The man behind the anomaly

László A. Bélády was born in Budapest in 1928 and trained in mechanical and aeronautical engineering before becoming one of the early figures in virtual-memory research. The IEEE Computer Society’s biography lists his long IBM career at the Thomas J. Watson Research Center and his later leadership roles at MCC and Mitsubishi Electric Research Laboratories.

The Charles Babbage Institute oral-history record notes that Bélády left Hungary after the 1956 revolution, worked in Germany and France, then joined IBM in the United States in 1961. By the mid-1960s, he was working directly on virtual storage and program behavior.

His name was already attached to another major idea before the anomaly paper. In 1966, he published “A Study of Replacement Algorithms for a Virtual-Storage Computer”, the work associated with the theoretical optimal replacement rule often called Bélády’s MIN or OPT.

OPT evicts the page that will not be needed for the longest time in the future. No real operating system can implement it perfectly, because real programs do not disclose their future references in advance, but the rule gives researchers a gold standard for comparison.

Where the lesson still hides

Today’s machines are far removed from the paging machines of the 1969 paper. The IBM Thomas J. Watson Research Center itself became IBM Research’s headquarters in 1961, at the beginning of the era that produced much of this virtual-memory work.

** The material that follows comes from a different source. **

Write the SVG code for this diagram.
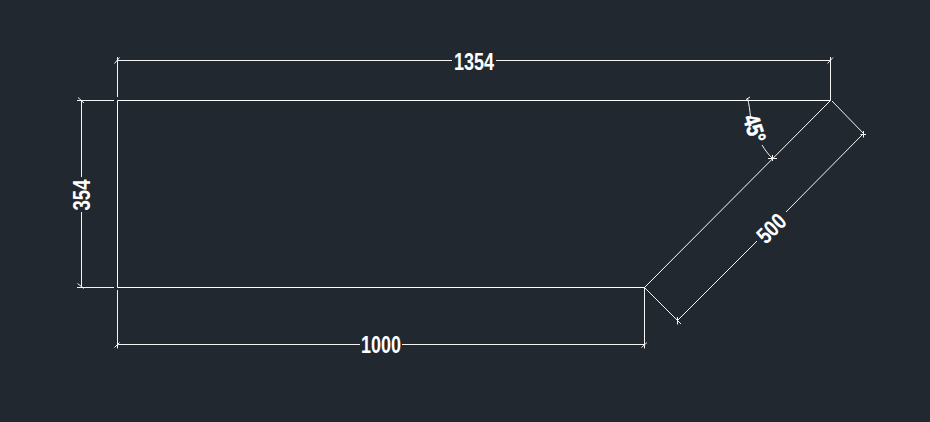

The underlying tradeoff did not disappear. Real caches in operating systems, processors, databases, browsers, and storage systems often use approximations because exact tracking costs time, space, power, or locking overhead.

Linux memory reclaim, for example, is built around LRU-style lists and later refinements, not a literal textbook list of every access. The Linux kernel documentation still describes infrastructure such as the unevictable LRU, because real memory management is full of pages that do not behave like classroom examples.

Database systems make similar compromises. PostgreSQL’s buffer manager is commonly explained through a clock-sweep style replacement policy rather than a pure LRU list, because low overhead matters when many processes are touching shared buffers.

That does not mean every approximation produces Bélády’s anomaly. It means the guarantee has to be earned. Once a designer leaves the clean world of stack algorithms, “more cache” is no longer a proof by itself.

The textbook problem that refuses to retire

Every year, students meet the same sequence and count the misses by hand. The first pass feels routine. The second pass feels wrong.

Three frames should not beat four. The page-fault counter says it does.

That is the power of the example. It compresses an entire engineering discipline into twelve references and two columns of marks: define the policy, run the workload, measure the result, and distrust whatever answer felt obvious before the trace began.

Bélády died in 2021, but the anomaly remains one of the cleanest traps in computer science. Somewhere inside a machine tonight, a cache is choosing what to forget, and the difference between a helpful extra slot and a harmful one is still hidden in the rule that decides what leaves first.